2. **Find the slope of the curve at that point (the derivative):**
Now for the fun part! To find how "steep" the curve is at $(1,1)$, we need to find its derivative. This curve, $y = x^{\sin x}$, is a bit tricky because $x$ is both in the base and in the exponent. For these kinds of problems, my teacher taught me a cool trick called "logarithmic differentiation."

* I take the natural logarithm (it's a special kind of log, written as $\ln$) of both sides of the equation:
$\ln y = \ln (x^{\sin x})$
* Then, I use a logarithm rule that lets me bring the exponent down to the front:
$\ln y = (\sin x) \cdot (\ln x)$
* Next, I find the "rate of change" (the derivative) of both sides. It's like seeing how each side changes when $x$ changes just a tiny bit.
* The derivative of $\ln y$ is $\frac{1}{y} \frac{dy}{dx}$.
* The derivative of $(\sin x) \cdot (\ln x)$ needs the product rule (like when you have two things multiplied together). It goes like this: (derivative of the first part) times (the second part) PLUS (the first part) times (the derivative of the second part).
* The derivative of $\sin x$ is $\cos x$.
* The derivative of $\ln x$ is $\frac{1}{x}$.
* So, putting that together: $\frac{1}{y} \frac{dy}{dx} = (\cos x)(\ln x) + (\sin x)(\frac{1}{x})$.
* To get $\frac{dy}{dx}$ (which is our slope!) all by itself, I multiply both sides by $y$:
$\frac{dy}{dx} = y \left( \cos x \ln x + \frac{\sin x}{x} \right)$.
* Since I know $y = x^{\sin x}$, I can put that back into the equation:
$\frac{dy}{dx} = x^{\sin x} \left( \cos x \ln x + \frac{\sin x}{x} \right)$.

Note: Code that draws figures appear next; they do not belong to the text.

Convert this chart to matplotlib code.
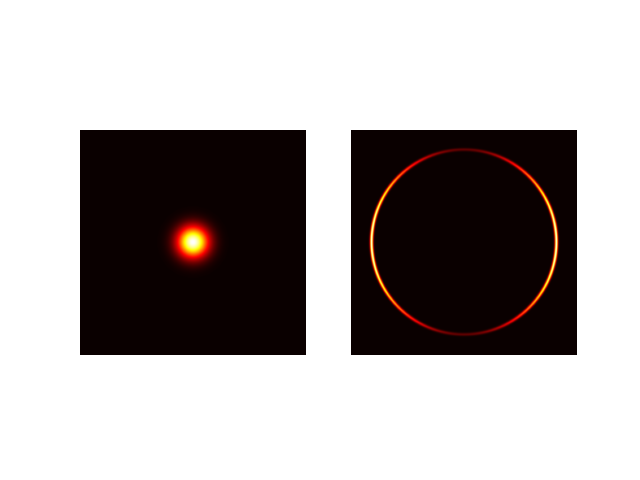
import numpy as np
import matplotlib
matplotlib.use("Agg")
import matplotlib.pyplot as plt

# grid and beam parameters
n_pix = 400
extent = 1.0
spot_sigma = 0.095      # width of the focused spot
ring_radius = 0.82      # radius of the ring
ring_sigma = 0.0095     # thickness of the ring
ring_floor = 0.13       # brightness at top/bottom of the ring

x = np.linspace(-extent, extent, n_pix)
xx, yy = np.meshgrid(x, x)
rr = np.hypot(xx, yy)
phi = np.arctan2(yy, xx)

spot = np.exp(-rr**2 / (2 * spot_sigma**2))
ring = np.exp(-(rr - ring_radius)**2 / (2 * ring_sigma**2))
ring = ring * (ring_floor + (1 - ring_floor) * np.cos(phi)**2)

(fig, axs) = plt.subplots(1, 2, figsize=(6.4, 4.8), dpi=100)
axs[0].imshow(spot, cmap='hot', interpolation='bilinear')
axs[1].imshow(ring, cmap='hot', interpolation='bilinear')
for ax in axs:
    ax.axis('off')

fig.savefig('out.png', dpi=100)
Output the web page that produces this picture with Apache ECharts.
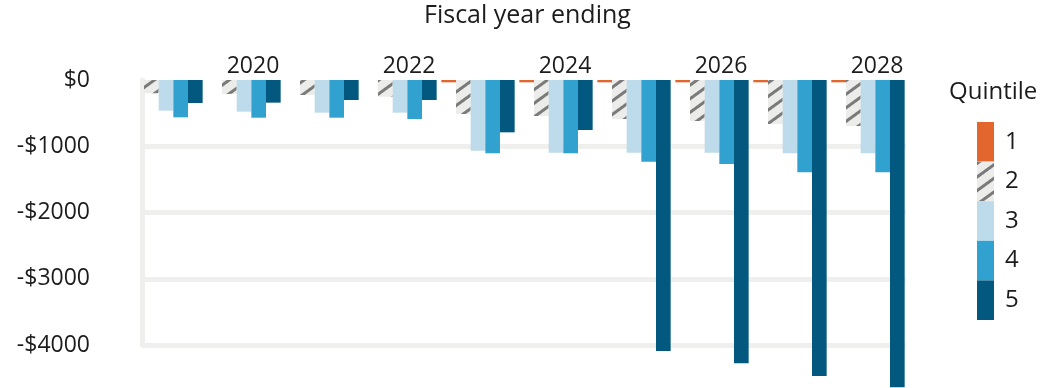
<!DOCTYPE html>
<html>
<head>
<meta charset="utf-8">
<script src="https://cdn.jsdelivr.net/npm/echarts@6/dist/echarts.min.js"></script>
<style>
  html, body { margin: 0; padding: 0; background: #ffffff; }
  #chart { width: 1040px; height: 388px; }
</style>
</head>
<body>
<div id="chart"></div>
<script>
// Fiscal years on the category axis
const years = ['2019', '2020', '2021', '2022', '2023', '2024', '2025', '2026', '2027', '2028'];

// Change per quintile, dollars
const quintile1 = [0, 0, 0, 0, -35, -35, -35, -35, -35, -35];
const quintile2 = [-200, -210, -226, -252, -513, -543, -589, -619, -664, -694];
const quintile3 = [-463, -478, -493, -493, -1067, -1097, -1097, -1097, -1107, -1107];
const quintile4 = [-563, -569, -569, -589, -1107, -1107, -1233, -1268, -1394, -1394];
const quintile5 = [-347, -342, -302, -302, -790, -755, -4091, -4277, -4468, -4638];

const quintileNames = ['1', '2', '3', '4', '5'];

const FONT = '"Open Sans", "DejaVu Sans", sans-serif';
const TEXT = '#1c1c1c';
const GRID_GREY = '#efefed';

const chart = echarts.init(document.getElementById('chart'), null, { renderer: 'canvas' });

function barSeries(name, data, style) {
  return {
    name: name,
    type: 'bar',
    xAxisIndex: 0,
    yAxisIndex: 0,
    data: data,
    barGap: '0%',
    barCategoryGap: '6%',
    clip: false,
    itemStyle: style,
    emphasis: { disabled: true }
  };
}

const option = {
  backgroundColor: '#ffffff',
  animation: false,
  textStyle: { fontFamily: FONT },
  title: [
    {
      text: 'Fiscal year ending',
      left: 424,
      top: 3,
      padding: 0,
      textStyle: { fontFamily: FONT, fontSize: 25, fontWeight: 'normal', color: TEXT }
    },
    {
      text: 'Quintile',
      left: 949,
      top: 80,
      padding: 0,
      textStyle: { fontFamily: FONT, fontSize: 24, fontWeight: 'normal', color: TEXT }
    }
  ],
  legend: {
    data: quintileNames,
    orient: 'vertical',
    left: 977,
    top: 122,
    padding: 0,
    itemWidth: 17,
    itemHeight: 39.6,
    itemGap: 0,
    icon: 'rect',
    selectedMode: false,
    textStyle: { fontFamily: FONT, fontSize: 24, color: TEXT, padding: [0, 0, 0, 6] }
  },
  grid: [
    // plotting area for the bars
    { left: 127, right: 133, top: 80, bottom: 43, containLabel: false },
    // value axis and gridlines
    { left: 142, right: 134, top: 80, bottom: 43, containLabel: false }
  ],
  xAxis: [
    {
      gridIndex: 0,
      type: 'category',
      data: years,
      position: 'top',
      boundaryGap: true,
      axisLine: { show: false },
      axisTick: { show: false },
      splitLine: { show: false },
      axisLabel: {
        interval: function (index) { return index % 2 === 1; },
        margin: 2,
        fontFamily: FONT,
        fontSize: 23,
        color: TEXT,
        padding: [0, 0, 0, 18]
      }
    },
    {
      gridIndex: 1,
      type: 'value',
      show: false,
      min: 0,
      max: 1
    }
  ],
  yAxis: [
    {
      gridIndex: 0,
      type: 'value',
      min: -4000,
      max: 0,
      interval: 1000,
      show: false
    },
    {
      gridIndex: 1,
      type: 'value',
      min: -4000,
      max: 0,
      interval: 1000,
      axisLine: { show: true, lineStyle: { color: GRID_GREY, width: 5 } },
      axisTick: { show: false },
      splitLine: {
        show: true,
        lineStyle: { color: [GRID_GREY, GRID_GREY, GRID_GREY, GRID_GREY, 'rgba(0,0,0,0)'], width: 5 }
      },
      axisLabel: {
        margin: 52,
        fontFamily: FONT,
        fontSize: 23,
        color: TEXT,
        padding: [5, 0, 0, 0],
        formatter: function (v) { return v === 0 ? '$0' : '-$' + Math.abs(v); }
      }
    }
  ],
  series: [
    barSeries(quintileNames[0], quintile1, { color: '#e2672e' }),
    barSeries(quintileNames[1], quintile2, {
      color: '#ececea',
      decal: {
        symbol: 'rect',
        symbolSize: 1,
        dashArrayX: [1, 0],
        dashArrayY: [3, 8],
        rotation: -Math.PI / 5,
        color: '#7a7a7a'
      }
    }),
    barSeries(quintileNames[2], quintile3, { color: '#bddbea' }),
    barSeries(quintileNames[3], quintile4, { color: '#31a2d0' }),
    barSeries(quintileNames[4], quintile5, { color: '#03587f' })
  ]
};

chart.setOption(option);
</script>
</body>
</html>
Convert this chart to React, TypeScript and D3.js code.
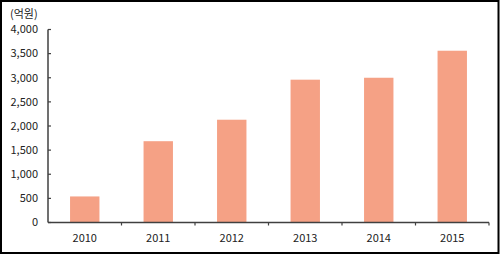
import React from "react";
import * as d3 from "d3";

const years = ["2010", "2011", "2012", "2013", "2014", "2015"];
const values = [540, 1685, 2130, 2960, 3000, 3560];
const yTicks = [0, 500, 1000, 1500, 2000, 2500, 3000, 3500, 4000];
const unitLabel = "(억원)";

export default function App() {
  const W = 500, H = 255;
  const left = 48, right = 489, top = 29.5, bottom = 222.5;
  const x = d3.scaleBand<string>().domain(years).range([left, right]).paddingInner(0.6).paddingOuter(0.3);
  const band = d3.scaleBand<string>().domain(years).range([left, right]);
  const y = d3.scaleLinear().domain([0, 4000]).range([bottom, top]);
  const fmt = d3.format(",");
  const font = "'Noto Sans CJK KR', 'Noto Sans', sans-serif";
  return (
    <svg width={W} height={H} style={{ position: "absolute", left: 0, top: 0, background: "#fff" }}>
      <rect x={1} y={1} width={W - 2.5} height={H - 3} fill="#fff" stroke="#000" strokeWidth={2} />
      {years.map((yr, i) => (
        <rect key={yr} x={x(yr)} y={y(values[i])} width={x.bandwidth()} height={bottom - y(values[i])} fill="#F5A185" />
      ))}
      <line x1={left} x2={left} y1={top} y2={bottom} stroke="#404040" strokeWidth={1.5} />
      <line x1={left} x2={right} y1={bottom} y2={bottom} stroke="#404040" strokeWidth={1.5} />
      {yTicks.map((t) => (
        <g key={t}>
          <line x1={left} x2={left + 3} y1={y(t)} y2={y(t)} stroke="#404040" strokeWidth={1.2} />
          <text x={38} y={y(t)} dy="0.35em" textAnchor="end" fontSize={11} fontFamily={font} fill="#222">{fmt(t)}</text>
        </g>
      ))}
      {years.map((yr) => (
        <line key={"t" + yr} x1={(band(yr) as number) + band.bandwidth()} x2={(band(yr) as number) + band.bandwidth()} y1={bottom} y2={bottom + 3} stroke="#404040" strokeWidth={1.2} />
      ))}
      {years.map((yr) => (
        <text key={"l" + yr} x={(band(yr) as number) + band.bandwidth() / 2} y={238} dy="0.35em" textAnchor="middle" fontSize={11} fontFamily={font} fill="#222">{yr}</text>
      ))}
      <text x={10} y={14} dy="0.35em" fontSize={11} fontFamily={font} fill="#222">{unitLabel}</text>
    </svg>
  );
}
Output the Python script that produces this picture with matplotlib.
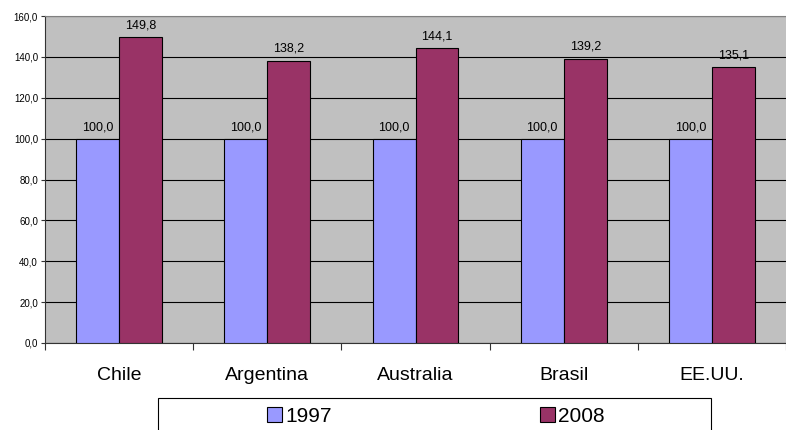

3. **Calculate the specific slope at $x=1$:**
Now I have the formula for the slope for any $x$. I just plug in $x=1$ to find the slope at our point $(1,1)$:
Slope at $x=1$ = $1^{\sin 1} \left( \cos 1 \cdot \ln 1 + \frac{\sin 1}{1} \right)$.
* Remember, $1^{\text{anything}}$ is just $1$.
* And $\ln 1$ is $0$.
* So, the equation simplifies to: $1 \left( \cos 1 \cdot 0 + \sin 1 \right)$.
* This becomes $1 (0 + \sin 1) = \sin 1$.
So, the slope $m = \sin 1$. (This is a specific number, approximately 0.841 radians).

4. **Write the equation of the tangent line:**
I have the point $(x_1, y_1) = (1,1)$ and the slope $m = \sin 1$.
I can use the point-slope form of a line, which is $y - y_1 = m(x - x_1)$:
$y - 1 = (\sin 1)(x - 1)$.
If I want to write it in the $y = mx + b$ form, I just distribute and move the 1:
$y = (\sin 1)x - \sin 1 + 1$.
That's the equation of our tangent line!